--- Begin Dataset rows ---

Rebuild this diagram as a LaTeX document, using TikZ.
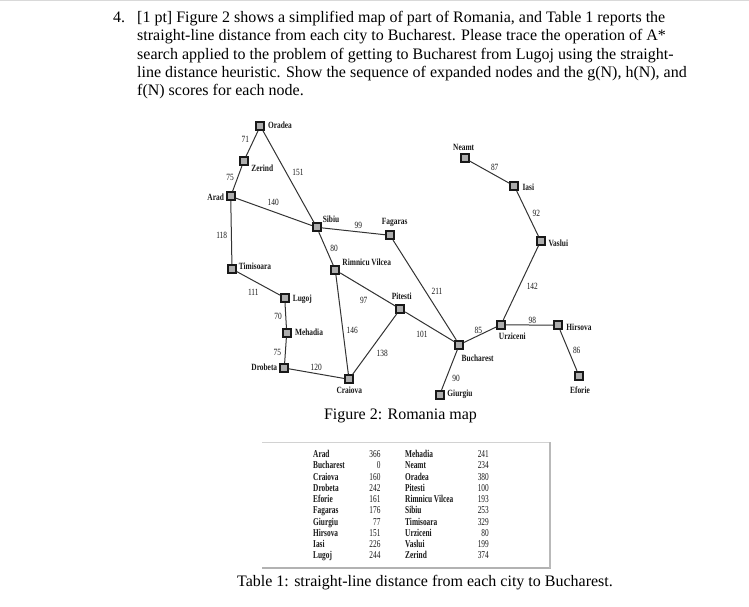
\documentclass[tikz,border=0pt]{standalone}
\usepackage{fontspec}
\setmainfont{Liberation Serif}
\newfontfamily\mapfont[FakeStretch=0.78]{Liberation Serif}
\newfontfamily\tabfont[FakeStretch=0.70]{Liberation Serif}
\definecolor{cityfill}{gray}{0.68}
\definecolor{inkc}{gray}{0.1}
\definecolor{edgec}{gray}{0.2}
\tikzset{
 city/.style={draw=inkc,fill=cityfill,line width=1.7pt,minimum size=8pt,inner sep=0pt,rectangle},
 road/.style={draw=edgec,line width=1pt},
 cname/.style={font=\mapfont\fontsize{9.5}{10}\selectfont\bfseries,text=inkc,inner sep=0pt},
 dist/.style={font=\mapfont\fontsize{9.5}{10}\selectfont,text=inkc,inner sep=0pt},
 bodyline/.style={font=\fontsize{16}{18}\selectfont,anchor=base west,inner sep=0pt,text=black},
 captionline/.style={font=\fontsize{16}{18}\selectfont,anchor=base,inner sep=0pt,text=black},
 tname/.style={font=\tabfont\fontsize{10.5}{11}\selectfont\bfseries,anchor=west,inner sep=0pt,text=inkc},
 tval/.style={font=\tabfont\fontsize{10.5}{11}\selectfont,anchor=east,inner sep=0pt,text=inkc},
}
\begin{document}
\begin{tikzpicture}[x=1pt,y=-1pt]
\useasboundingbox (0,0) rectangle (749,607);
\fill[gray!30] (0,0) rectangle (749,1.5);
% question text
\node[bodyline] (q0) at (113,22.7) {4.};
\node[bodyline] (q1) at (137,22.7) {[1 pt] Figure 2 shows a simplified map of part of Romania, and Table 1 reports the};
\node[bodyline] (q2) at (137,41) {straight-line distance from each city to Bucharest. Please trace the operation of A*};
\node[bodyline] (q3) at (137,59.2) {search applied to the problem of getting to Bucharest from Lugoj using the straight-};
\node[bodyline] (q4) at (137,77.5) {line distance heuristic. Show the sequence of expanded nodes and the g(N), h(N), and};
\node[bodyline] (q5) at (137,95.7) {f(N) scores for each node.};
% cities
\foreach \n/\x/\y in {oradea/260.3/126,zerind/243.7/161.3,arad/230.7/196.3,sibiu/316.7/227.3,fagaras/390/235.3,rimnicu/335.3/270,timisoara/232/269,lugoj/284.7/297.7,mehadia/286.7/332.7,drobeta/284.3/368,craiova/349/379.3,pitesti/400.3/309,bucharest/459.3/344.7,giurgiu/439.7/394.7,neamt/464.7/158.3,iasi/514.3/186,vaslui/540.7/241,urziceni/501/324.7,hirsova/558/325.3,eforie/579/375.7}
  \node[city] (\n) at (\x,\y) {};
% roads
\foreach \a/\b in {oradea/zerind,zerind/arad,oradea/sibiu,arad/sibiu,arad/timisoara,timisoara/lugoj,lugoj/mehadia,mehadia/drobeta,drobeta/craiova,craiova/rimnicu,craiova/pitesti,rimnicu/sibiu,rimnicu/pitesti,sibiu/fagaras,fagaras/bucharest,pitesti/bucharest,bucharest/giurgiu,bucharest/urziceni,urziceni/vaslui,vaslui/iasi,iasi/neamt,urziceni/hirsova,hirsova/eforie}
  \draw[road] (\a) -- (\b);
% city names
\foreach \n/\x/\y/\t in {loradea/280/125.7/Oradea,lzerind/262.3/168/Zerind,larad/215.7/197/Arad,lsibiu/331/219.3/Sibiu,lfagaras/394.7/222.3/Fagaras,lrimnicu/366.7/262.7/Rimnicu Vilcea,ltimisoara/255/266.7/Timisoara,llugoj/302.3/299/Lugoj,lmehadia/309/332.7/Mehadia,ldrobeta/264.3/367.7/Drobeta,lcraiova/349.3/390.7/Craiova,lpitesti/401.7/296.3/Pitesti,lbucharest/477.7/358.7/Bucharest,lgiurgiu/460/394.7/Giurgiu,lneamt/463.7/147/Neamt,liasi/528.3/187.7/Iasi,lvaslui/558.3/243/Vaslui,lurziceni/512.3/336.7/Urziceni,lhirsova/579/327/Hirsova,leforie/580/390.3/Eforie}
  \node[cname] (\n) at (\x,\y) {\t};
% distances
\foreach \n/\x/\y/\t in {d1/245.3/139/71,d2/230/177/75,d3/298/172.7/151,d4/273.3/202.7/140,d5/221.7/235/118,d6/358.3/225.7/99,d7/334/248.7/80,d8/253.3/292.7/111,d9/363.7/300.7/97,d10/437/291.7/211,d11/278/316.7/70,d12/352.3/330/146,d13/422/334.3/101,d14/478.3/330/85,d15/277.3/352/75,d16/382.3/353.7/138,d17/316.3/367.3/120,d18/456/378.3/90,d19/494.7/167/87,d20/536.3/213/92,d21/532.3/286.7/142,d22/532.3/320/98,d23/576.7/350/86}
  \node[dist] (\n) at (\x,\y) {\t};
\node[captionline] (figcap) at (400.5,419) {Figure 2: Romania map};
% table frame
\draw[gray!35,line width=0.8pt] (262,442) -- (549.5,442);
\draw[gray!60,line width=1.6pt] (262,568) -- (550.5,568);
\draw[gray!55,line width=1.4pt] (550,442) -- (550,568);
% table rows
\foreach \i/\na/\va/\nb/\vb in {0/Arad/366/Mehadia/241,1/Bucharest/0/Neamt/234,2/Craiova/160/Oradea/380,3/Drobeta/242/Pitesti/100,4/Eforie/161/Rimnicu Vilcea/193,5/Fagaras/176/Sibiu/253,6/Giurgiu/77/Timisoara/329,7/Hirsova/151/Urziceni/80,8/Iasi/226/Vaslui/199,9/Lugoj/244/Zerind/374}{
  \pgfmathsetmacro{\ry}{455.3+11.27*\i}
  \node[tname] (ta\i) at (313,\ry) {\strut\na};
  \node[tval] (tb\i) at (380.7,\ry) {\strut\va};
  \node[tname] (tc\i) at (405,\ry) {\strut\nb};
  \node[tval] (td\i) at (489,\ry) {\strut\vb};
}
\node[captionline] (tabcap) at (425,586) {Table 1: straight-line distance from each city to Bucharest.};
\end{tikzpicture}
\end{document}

--- End Dataset rows ---
--- Begin Dataset rows ---

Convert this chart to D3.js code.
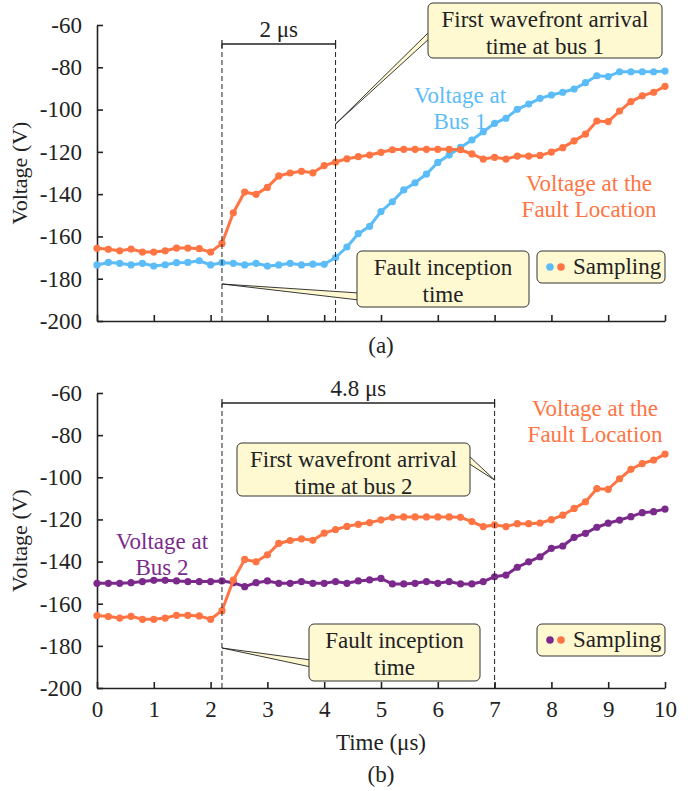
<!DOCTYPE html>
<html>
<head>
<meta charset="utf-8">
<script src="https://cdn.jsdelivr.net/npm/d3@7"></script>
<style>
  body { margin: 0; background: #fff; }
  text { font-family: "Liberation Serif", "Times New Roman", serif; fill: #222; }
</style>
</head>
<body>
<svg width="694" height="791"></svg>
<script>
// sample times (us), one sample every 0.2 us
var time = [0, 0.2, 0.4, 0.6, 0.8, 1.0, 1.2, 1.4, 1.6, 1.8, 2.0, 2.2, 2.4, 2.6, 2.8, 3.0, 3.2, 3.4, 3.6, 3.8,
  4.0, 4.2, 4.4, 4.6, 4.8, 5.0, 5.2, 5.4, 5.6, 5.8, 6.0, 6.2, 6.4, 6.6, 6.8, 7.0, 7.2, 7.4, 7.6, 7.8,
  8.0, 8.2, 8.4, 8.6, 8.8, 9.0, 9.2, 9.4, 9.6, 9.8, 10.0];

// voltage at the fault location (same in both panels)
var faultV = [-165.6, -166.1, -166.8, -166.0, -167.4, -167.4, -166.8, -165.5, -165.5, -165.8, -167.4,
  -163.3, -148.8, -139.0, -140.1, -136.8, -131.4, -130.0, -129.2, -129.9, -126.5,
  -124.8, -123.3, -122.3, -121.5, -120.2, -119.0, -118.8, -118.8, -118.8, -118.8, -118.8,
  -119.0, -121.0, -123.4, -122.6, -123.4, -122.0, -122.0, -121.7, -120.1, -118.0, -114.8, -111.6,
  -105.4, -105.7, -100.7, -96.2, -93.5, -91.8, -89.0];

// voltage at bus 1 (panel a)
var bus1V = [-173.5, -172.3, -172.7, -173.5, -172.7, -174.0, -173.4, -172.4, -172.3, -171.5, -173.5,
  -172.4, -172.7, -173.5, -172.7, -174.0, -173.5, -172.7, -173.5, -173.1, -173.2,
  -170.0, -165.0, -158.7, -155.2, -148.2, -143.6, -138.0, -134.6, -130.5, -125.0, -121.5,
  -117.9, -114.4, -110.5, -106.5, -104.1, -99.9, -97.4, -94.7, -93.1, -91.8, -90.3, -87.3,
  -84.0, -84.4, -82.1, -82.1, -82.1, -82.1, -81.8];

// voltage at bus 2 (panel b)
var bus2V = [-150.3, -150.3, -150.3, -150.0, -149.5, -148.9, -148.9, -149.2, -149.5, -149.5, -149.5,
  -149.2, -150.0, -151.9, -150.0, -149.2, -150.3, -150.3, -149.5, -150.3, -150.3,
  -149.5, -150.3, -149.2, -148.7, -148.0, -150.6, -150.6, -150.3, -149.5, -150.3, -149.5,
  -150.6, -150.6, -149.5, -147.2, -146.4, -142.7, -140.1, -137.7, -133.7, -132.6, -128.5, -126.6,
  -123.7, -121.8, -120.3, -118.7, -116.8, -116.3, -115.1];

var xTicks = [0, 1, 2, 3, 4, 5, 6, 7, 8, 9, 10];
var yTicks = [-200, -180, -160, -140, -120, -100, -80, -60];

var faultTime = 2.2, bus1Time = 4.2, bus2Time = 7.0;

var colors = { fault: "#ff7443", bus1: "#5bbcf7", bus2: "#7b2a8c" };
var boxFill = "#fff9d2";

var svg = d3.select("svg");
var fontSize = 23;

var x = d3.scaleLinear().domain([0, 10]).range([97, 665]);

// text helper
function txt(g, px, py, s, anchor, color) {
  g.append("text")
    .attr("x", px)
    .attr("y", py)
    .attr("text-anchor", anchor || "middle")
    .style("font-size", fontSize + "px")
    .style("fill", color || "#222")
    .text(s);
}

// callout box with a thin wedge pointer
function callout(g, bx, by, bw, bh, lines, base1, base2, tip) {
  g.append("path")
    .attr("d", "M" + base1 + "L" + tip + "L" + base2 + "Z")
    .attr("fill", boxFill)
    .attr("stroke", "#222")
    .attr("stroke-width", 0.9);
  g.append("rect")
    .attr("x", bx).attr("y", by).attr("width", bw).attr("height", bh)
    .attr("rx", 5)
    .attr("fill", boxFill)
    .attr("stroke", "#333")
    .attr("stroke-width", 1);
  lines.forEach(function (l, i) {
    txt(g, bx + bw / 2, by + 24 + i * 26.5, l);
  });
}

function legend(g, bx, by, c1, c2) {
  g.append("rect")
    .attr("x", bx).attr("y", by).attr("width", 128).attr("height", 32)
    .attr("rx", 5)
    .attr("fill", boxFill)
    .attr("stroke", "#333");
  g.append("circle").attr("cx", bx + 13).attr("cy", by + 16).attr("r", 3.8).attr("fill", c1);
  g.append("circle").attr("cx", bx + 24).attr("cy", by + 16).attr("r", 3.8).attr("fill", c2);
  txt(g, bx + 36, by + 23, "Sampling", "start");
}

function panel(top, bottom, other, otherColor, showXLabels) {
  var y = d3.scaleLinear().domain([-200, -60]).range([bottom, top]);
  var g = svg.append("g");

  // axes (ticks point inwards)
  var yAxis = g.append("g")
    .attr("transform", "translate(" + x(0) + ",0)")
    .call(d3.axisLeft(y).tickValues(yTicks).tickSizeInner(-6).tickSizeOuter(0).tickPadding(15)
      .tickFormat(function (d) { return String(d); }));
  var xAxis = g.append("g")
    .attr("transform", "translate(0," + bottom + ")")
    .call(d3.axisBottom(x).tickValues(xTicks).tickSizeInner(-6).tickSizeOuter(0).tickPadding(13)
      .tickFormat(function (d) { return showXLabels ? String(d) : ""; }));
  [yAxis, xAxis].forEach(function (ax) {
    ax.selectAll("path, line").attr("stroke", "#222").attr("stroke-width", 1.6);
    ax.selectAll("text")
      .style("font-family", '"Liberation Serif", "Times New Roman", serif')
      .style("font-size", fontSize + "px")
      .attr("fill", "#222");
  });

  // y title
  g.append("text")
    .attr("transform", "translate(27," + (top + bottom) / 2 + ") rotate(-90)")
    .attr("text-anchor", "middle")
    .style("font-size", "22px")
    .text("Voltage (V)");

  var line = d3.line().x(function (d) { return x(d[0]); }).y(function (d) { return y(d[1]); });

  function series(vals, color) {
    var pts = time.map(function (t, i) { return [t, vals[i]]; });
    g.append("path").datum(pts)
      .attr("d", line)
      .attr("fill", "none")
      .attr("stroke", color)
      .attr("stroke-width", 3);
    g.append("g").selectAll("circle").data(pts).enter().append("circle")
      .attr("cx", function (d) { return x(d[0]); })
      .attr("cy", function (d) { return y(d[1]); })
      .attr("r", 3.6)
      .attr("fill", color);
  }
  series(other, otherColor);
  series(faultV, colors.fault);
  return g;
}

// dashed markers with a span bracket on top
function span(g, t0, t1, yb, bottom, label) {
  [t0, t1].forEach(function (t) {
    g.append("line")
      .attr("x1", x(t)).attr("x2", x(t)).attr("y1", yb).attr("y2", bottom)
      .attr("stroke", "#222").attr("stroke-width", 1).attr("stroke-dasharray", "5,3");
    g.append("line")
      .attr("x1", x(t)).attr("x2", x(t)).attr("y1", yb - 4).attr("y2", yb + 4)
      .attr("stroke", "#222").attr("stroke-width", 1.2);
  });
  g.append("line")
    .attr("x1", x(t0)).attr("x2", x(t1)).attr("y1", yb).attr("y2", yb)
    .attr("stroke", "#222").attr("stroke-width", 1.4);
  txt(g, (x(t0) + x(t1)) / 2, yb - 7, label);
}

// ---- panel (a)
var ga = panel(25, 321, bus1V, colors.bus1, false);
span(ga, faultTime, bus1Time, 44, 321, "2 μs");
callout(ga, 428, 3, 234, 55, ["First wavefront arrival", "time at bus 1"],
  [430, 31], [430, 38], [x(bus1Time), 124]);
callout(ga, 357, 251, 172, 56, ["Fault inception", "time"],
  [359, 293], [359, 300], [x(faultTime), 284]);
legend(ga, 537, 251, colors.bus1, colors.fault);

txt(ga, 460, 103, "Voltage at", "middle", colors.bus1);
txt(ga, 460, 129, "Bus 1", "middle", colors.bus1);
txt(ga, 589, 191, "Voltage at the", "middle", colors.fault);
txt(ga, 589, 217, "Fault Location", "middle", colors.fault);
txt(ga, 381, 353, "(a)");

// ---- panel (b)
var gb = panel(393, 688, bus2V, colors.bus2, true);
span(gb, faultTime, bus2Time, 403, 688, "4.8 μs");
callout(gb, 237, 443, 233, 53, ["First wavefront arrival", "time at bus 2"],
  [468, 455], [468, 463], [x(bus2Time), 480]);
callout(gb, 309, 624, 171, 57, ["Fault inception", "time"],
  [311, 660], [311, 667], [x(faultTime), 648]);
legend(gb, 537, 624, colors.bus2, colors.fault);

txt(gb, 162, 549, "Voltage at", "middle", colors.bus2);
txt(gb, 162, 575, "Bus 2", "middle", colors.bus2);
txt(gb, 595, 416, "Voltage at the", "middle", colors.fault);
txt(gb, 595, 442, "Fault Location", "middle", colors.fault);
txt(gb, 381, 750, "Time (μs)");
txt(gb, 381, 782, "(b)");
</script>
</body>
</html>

--- End Dataset rows ---
--- Begin Dataset rows ---

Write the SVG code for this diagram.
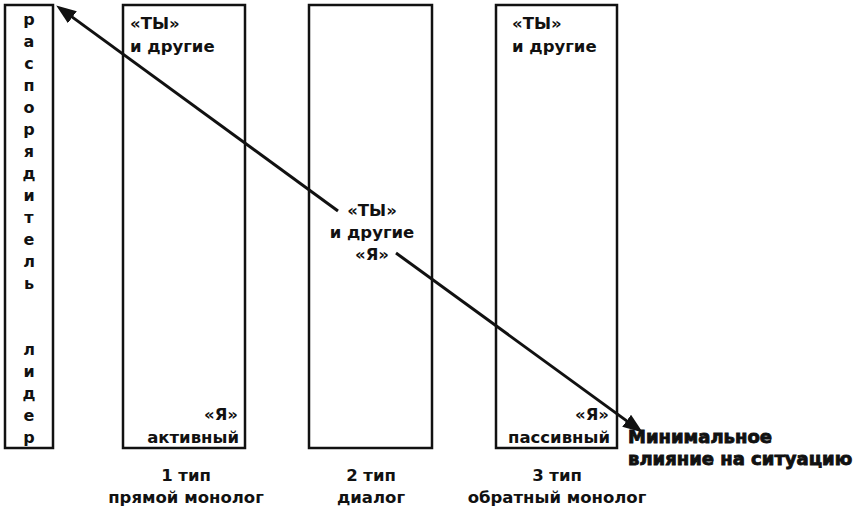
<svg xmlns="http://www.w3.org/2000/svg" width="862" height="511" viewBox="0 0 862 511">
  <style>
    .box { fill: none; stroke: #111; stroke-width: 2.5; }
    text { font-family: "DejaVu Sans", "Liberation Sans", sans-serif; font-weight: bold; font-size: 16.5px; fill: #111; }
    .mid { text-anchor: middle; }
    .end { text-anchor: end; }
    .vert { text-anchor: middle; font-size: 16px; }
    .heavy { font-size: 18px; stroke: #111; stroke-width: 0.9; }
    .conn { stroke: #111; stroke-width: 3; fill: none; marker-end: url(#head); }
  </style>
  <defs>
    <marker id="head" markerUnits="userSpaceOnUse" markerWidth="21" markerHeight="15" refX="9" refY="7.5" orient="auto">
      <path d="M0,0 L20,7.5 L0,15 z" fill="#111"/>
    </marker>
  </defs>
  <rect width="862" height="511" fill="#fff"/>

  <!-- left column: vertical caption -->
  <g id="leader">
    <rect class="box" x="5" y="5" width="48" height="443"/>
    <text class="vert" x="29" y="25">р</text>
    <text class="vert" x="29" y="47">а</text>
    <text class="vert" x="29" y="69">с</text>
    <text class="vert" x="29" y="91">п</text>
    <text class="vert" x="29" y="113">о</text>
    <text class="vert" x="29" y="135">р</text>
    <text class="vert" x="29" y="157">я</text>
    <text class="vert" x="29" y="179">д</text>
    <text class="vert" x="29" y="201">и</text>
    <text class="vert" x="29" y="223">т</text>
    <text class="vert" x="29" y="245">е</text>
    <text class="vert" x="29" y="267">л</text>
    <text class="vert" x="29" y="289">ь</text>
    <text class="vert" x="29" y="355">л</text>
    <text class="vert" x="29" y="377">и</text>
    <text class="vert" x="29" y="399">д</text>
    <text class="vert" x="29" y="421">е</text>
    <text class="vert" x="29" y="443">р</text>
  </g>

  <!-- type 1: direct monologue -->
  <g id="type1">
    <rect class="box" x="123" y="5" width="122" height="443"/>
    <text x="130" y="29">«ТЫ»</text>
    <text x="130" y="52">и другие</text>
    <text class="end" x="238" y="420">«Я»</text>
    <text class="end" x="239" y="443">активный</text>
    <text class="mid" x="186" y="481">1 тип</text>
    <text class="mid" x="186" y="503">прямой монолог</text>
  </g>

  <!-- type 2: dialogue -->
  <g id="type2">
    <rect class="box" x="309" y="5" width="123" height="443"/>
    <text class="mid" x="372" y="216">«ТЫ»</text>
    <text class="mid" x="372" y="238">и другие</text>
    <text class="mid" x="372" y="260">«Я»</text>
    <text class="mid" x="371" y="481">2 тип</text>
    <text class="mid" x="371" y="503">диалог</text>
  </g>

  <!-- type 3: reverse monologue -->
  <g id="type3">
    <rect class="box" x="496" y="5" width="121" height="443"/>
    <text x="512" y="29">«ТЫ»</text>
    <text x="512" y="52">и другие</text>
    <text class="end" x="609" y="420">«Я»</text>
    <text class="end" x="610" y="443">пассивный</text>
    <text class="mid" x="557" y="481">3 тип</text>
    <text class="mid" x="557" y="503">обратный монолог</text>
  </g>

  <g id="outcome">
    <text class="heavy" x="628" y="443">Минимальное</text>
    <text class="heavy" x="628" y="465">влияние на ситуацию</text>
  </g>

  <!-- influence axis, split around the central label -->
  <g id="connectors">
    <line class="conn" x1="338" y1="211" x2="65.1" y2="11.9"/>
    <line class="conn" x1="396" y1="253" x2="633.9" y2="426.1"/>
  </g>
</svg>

--- End Dataset rows ---

Exactly the lines starting at the line containing "Convert this chart to D3.js code." and ending at the line containing "-105.4, -105.7, -100.7, -96.2, -93.5, -91.8, -89.0];" should be transcribed, both included; omit the pictures.

Convert this chart to D3.js code.
<!DOCTYPE html>
<html>
<head>
<meta charset="utf-8">
<script src="https://cdn.jsdelivr.net/npm/d3@7"></script>
<style>
  body { margin: 0; background: #fff; }
  text { font-family: "Liberation Serif", "Times New Roman", serif; fill: #222; }
</style>
</head>
<body>
<svg width="694" height="791"></svg>
<script>
// sample times (us), one sample every 0.2 us
var time = [0, 0.2, 0.4, 0.6, 0.8, 1.0, 1.2, 1.4, 1.6, 1.8, 2.0, 2.2, 2.4, 2.6, 2.8, 3.0, 3.2, 3.4, 3.6, 3.8,
  4.0, 4.2, 4.4, 4.6, 4.8, 5.0, 5.2, 5.4, 5.6, 5.8, 6.0, 6.2, 6.4, 6.6, 6.8, 7.0, 7.2, 7.4, 7.6, 7.8,
  8.0, 8.2, 8.4, 8.6, 8.8, 9.0, 9.2, 9.4, 9.6, 9.8, 10.0];

// voltage at the fault location (same in both panels)
var faultV = [-165.6, -166.1, -166.8, -166.0, -167.4, -167.4, -166.8, -165.5, -165.5, -165.8, -167.4,
  -163.3, -148.8, -139.0, -140.1, -136.8, -131.4, -130.0, -129.2, -129.9, -126.5,
  -124.8, -123.3, -122.3, -121.5, -120.2, -119.0, -118.8, -118.8, -118.8, -118.8, -118.8,
  -119.0, -121.0, -123.4, -122.6, -123.4, -122.0, -122.0, -121.7, -120.1, -118.0, -114.8, -111.6,
  -105.4, -105.7, -100.7, -96.2, -93.5, -91.8, -89.0];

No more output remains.